### GIVEN MATERIAL
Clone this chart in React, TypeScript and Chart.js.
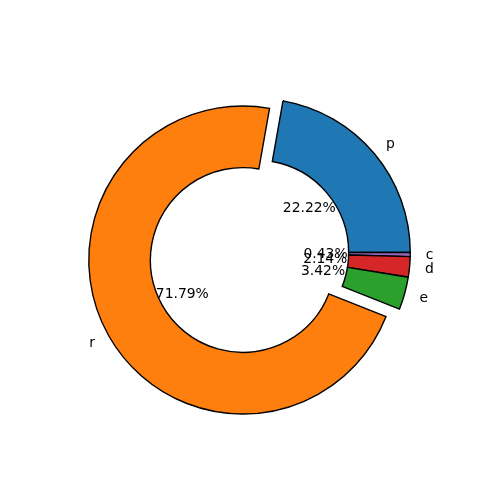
import { useEffect, useRef } from "react";
import { Chart, registerables } from "chart.js";

Chart.register(...registerables);

// slices in clockwise order, starting from the top-right
const labels = ["p", "c", "d", "e", "r"];
const values = [52, 1, 5, 8, 168];
const colors = ["#1f77b4", "#9467bd", "#d62728", "#2ca02c", "#ff7f0e"];
const explode = [0, 0, 0, 0, 0.1];

const FONT = '13.9px "DejaVu Sans"';
const LABEL_DIST = 1.1;
const PCT_DIST = 0.45;

const wedgePlugin = {
  id: "wedges",
  beforeDatasetsDraw(chart: any) {
    const ctx = chart.ctx;
    const meta = chart.getDatasetMeta(0);
    const total = values.reduce((a, b) => a + b, 0);

    // wedges, shifted out where exploded
    meta.data.forEach((arc: any, i: number) => {
      const mid = (arc.startAngle + arc.endAngle) / 2;
      const d = explode[i] * arc.outerRadius;
      ctx.save();
      ctx.translate(Math.cos(mid) * d, Math.sin(mid) * d);
      arc.draw(ctx);
      ctx.restore();
    });

    // labels and percentages
    ctx.save();
    ctx.font = FONT;
    ctx.fillStyle = "#000";
    meta.data.forEach((arc: any, i: number) => {
      const mid = (arc.startAngle + arc.endAngle) / 2;
      const R = arc.outerRadius;
      const d = explode[i] * R;
      const cx = arc.x + Math.cos(mid) * d;
      const cy = arc.y + Math.sin(mid) * d;

      const lx = cx + Math.cos(mid) * LABEL_DIST * R;
      const ly = cy + Math.sin(mid) * LABEL_DIST * R;
      ctx.textAlign = lx > arc.x ? "left" : "right";
      ctx.textBaseline = "middle";
      ctx.fillText(labels[i], lx, ly + 0.5);

      const px = cx + Math.cos(mid) * PCT_DIST * R;
      const py = cy + Math.sin(mid) * PCT_DIST * R;
      ctx.textAlign = "center";
      ctx.fillText(((values[i] / total) * 100).toFixed(2) + "%", px, py + 0.5);
    });
    ctx.restore();
    return false;
  },
};

export default function App() {
  const chartRef = useRef<HTMLCanvasElement>(null);
  const chartInstanceRef = useRef<Chart | null>(null);

  useEffect(() => {
    if (!chartRef.current) return;
    if (chartInstanceRef.current) {
      chartInstanceRef.current.destroy();
    }

    chartInstanceRef.current = new Chart(chartRef.current, {
      type: "doughnut",
      data: {
        labels,
        datasets: [
          {
            data: values,
            backgroundColor: colors,
            borderColor: "#000",
            borderWidth: 1.4,
            borderJoinStyle: "miter",
          },
        ],
      },
      options: {
        responsive: false,
        animation: false,
        rotation: 10,
        radius: 154,
        cutout: "60%",
        layout: { padding: { left: 12.5, top: 5, right: 0, bottom: 0 } },
        plugins: {
          legend: { display: false },
          tooltip: { enabled: false },
        },
        events: [],
      },
      plugins: [wedgePlugin],
    } as any);

    return () => {
      if (chartInstanceRef.current) {
        chartInstanceRef.current.destroy();
        chartInstanceRef.current = null;
      }
    };
  }, []);

  return (
    <div style={{ position: "fixed", left: 0, top: 0, width: 500, height: 500, background: "#fff" }}>
      <canvas ref={chartRef} width={500} height={500} />
    </div>
  );
}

### EXERCISE BRIEF
Restate only the lines running from the start of the material above through the line containing "ctx.fillText(labels[i], lx, ly + 0.5);", ends included. No pictures.

### SOLUTION TO THE EXERCISE
Clone this chart in React, TypeScript and Chart.js.
import { useEffect, useRef } from "react";
import { Chart, registerables } from "chart.js";

Chart.register(...registerables);

// slices in clockwise order, starting from the top-right
const labels = ["p", "c", "d", "e", "r"];
const values = [52, 1, 5, 8, 168];
const colors = ["#1f77b4", "#9467bd", "#d62728", "#2ca02c", "#ff7f0e"];
const explode = [0, 0, 0, 0, 0.1];

const FONT = '13.9px "DejaVu Sans"';
const LABEL_DIST = 1.1;
const PCT_DIST = 0.45;

const wedgePlugin = {
  id: "wedges",
  beforeDatasetsDraw(chart: any) {
    const ctx = chart.ctx;
    const meta = chart.getDatasetMeta(0);
    const total = values.reduce((a, b) => a + b, 0);

    // wedges, shifted out where exploded
    meta.data.forEach((arc: any, i: number) => {
      const mid = (arc.startAngle + arc.endAngle) / 2;
      const d = explode[i] * arc.outerRadius;
      ctx.save();
      ctx.translate(Math.cos(mid) * d, Math.sin(mid) * d);
      arc.draw(ctx);
      ctx.restore();
    });

    // labels and percentages
    ctx.save();
    ctx.font = FONT;
    ctx.fillStyle = "#000";
    meta.data.forEach((arc: any, i: number) => {
      const mid = (arc.startAngle + arc.endAngle) / 2;
      const R = arc.outerRadius;
      const d = explode[i] * R;
      const cx = arc.x + Math.cos(mid) * d;
      const cy = arc.y + Math.sin(mid) * d;

      const lx = cx + Math.cos(mid) * LABEL_DIST * R;
      const ly = cy + Math.sin(mid) * LABEL_DIST * R;
      ctx.textAlign = lx > arc.x ? "left" : "right";
      ctx.textBaseline = "middle";
      ctx.fillText(labels[i], lx, ly + 0.5);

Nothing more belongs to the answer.